I lived at home until I was twenty-five, ignored my urges to move to a new city, and stayed in unfulfilling jobs because I was so afraid of what other people would think of me, of failing, and of stepping out of my comfort zone. Because of this, I was incredibly unhappy.
I will tell you this, from my own personal experience: When you start following the little nudges and urges that you get, you will have hopped onto the magic carpet ride of awesomeness.
It doesn’t mean that you will never have bumps in the road again, but when you are in alignment with your soul, you will always be steered in the best possible direction.
For me, it started when I followed my intuition out of a job where I was miserable, which was way out of character for me. I had nothing lined up, but thanks to my intuition, I landed back on my feet within a few months in an awesome new job.
Now, before you go quit your job, you can begin with small things, such as following through when you feel the urge to make a phone call, send an email, or take a different route to work. When you get into the habit of doing this with small things, it will make it easier to say yes to the big things, and to trust.
How do any of these things help you to just be yourself? Because they help you to be in alignment with your true nature.
Your authentic self is the real you that is beyond all of those conditioned beliefs and thinking patterns that you have accumulated throughout your life.
I was once a shy, reclusive, depressed, angry person—but I wasn’t “being myself.” While it is important to love and accept ourselves for where we are at the moment, looking back now, I see that I suppressed my true nature in order to please others and to fit in.

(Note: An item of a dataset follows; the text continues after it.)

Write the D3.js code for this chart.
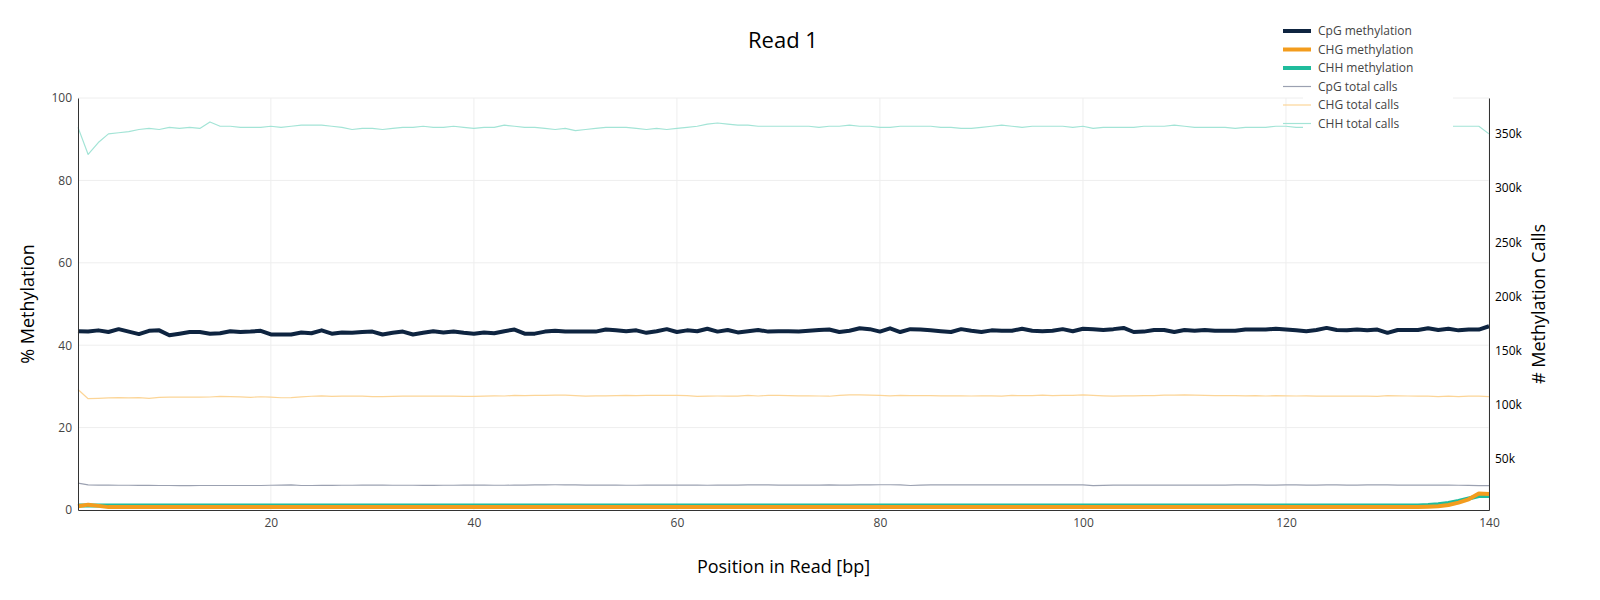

I began going within and doing spiritual study and practice in my late twenties, and have since become more aware of how much I was identified with my victim story, how I would play roles depending on who I was with, and just how much I cared about other people’s perceptions of me.
I had lost touch with my natural self and stuffed it away in a box. Whenever I would notice myself getting attached to the stories and labels in my head or would catch myself playing roles with others, I would just breathe and relax into the moment without any labels or judgments.
It was a challenge because I cared so much about being accepted by others. So I would ask myself, “How would I act right now if I had no cares of what others thought of me?” I realized that who I naturally am without anything else added is perfectly okay.
When you let go of the old ways of thinking, follow your bliss, and do what you love, you begin to align with happiness and peace. These are all indicators that you are connected with your true nature. You are then allowing your real self to shine forth in all its glory.